2. 2 In the absence of a pattern definition, trial courts, and ultimately appellate courts, will be faced
time and again with substantial debate on endless varieties of definitions that may or may not be
constitutionally acceptable. This debate carries substantial risk, given that a constitutionally
deficient definition is "structural error" and automatically reversible.
3. 2 In holding that the Geesa instruction is an absolute, systemic requirement, the Court in Reyes
pointed to the language in Geesa directing that the definition "shall" be submitted in "all" criminal
cases, "even in the absence of an objection or request" by the parties. Reyes, 938 S.W.2d at 721.
We further emphasized that the Geesa definition was fashioned to ensure proper implementation
of the constitutional requirement that a conviction cannot stand without proof beyond a
reasonable doubt, a requirement which is "so fundamental to the proper functioning of our
adjudicatory process as to enjoy special protection in the system." Id. n.7 (quoting Marin, 851
S.W.2d at 278).

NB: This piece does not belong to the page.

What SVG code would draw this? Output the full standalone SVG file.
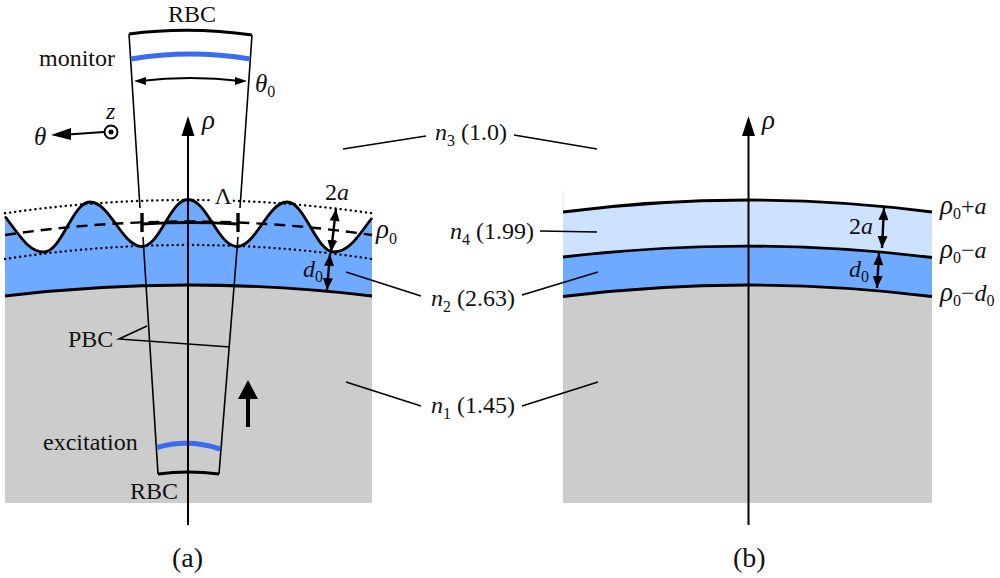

While the constitutional requirement of proof beyond a reasonable doubt is a
systemic and nonwaivable feature of our system, the explanation of what that standard means
does not share the same status with the underlying constitutional principle. Admittedly, Geesa's
directive that the definition be submitted in "all criminal cases" suggests that the instruction
cannot be waived. However, the Court's modification of that directive with the further
explanation, "even in the absence of an objection or request" could be read as allowing room for
the possibility of an express waiver. Reyes was undoubtedly wrong in characterizing the Geesa instruction as an absolute,
systemic requirement. It is more likely a right that is expressly waivable. A "waivable only" right
is one that the trial judge has an independent duty to implement, even without a request. 4. 3 Toney would need not be overruled, as it was decided correctly on its facts, holding that the
error in giving a partial Geesa instruction was subject to a harmless error analysis.
5. While the Supreme Court has stated it does not view a definition of reasonable doubt as
particularly helpful, it has approved the first "hesitation" explanation given in the Geesa
instruction. Holland v. United States, 348 U.S. 121, 138 (1954). But even if one similar to the
second "hesitation" explanation is given, it will not invalidate the instruction if the instruction
taken as a whole nonetheless conveys the proper notion of reasonable doubt:
[The trial judge defined reasonable doubt] as "the kind of doubt . . . which you folks in the more serious and important of your own lives might be willing to act upon." We think this section of the charge should have been in terms of the kind of doubt that would make a person hesitate to act, rather than the kind on which he would be willing to act. . . . [W]e feel that, taken as a whole, the instructions correctly conveyed the concept of reasonable doubt to the jury.
Id.
6. The majority points out that I have previously indicated a willingness to re-consider the
viability of Geesa. Majority opinion at 3. Of course, I assumed that any re-examination of Geesa
would take into account the number of considerations appropriate for questioning precedent, as
discussed in this opinion. And reconsideration does not necessarily mean overruling. I would
also observe that I have become more judicially stodgy during my tenure here, and less inclined to
revisit precedent absent compelling justification.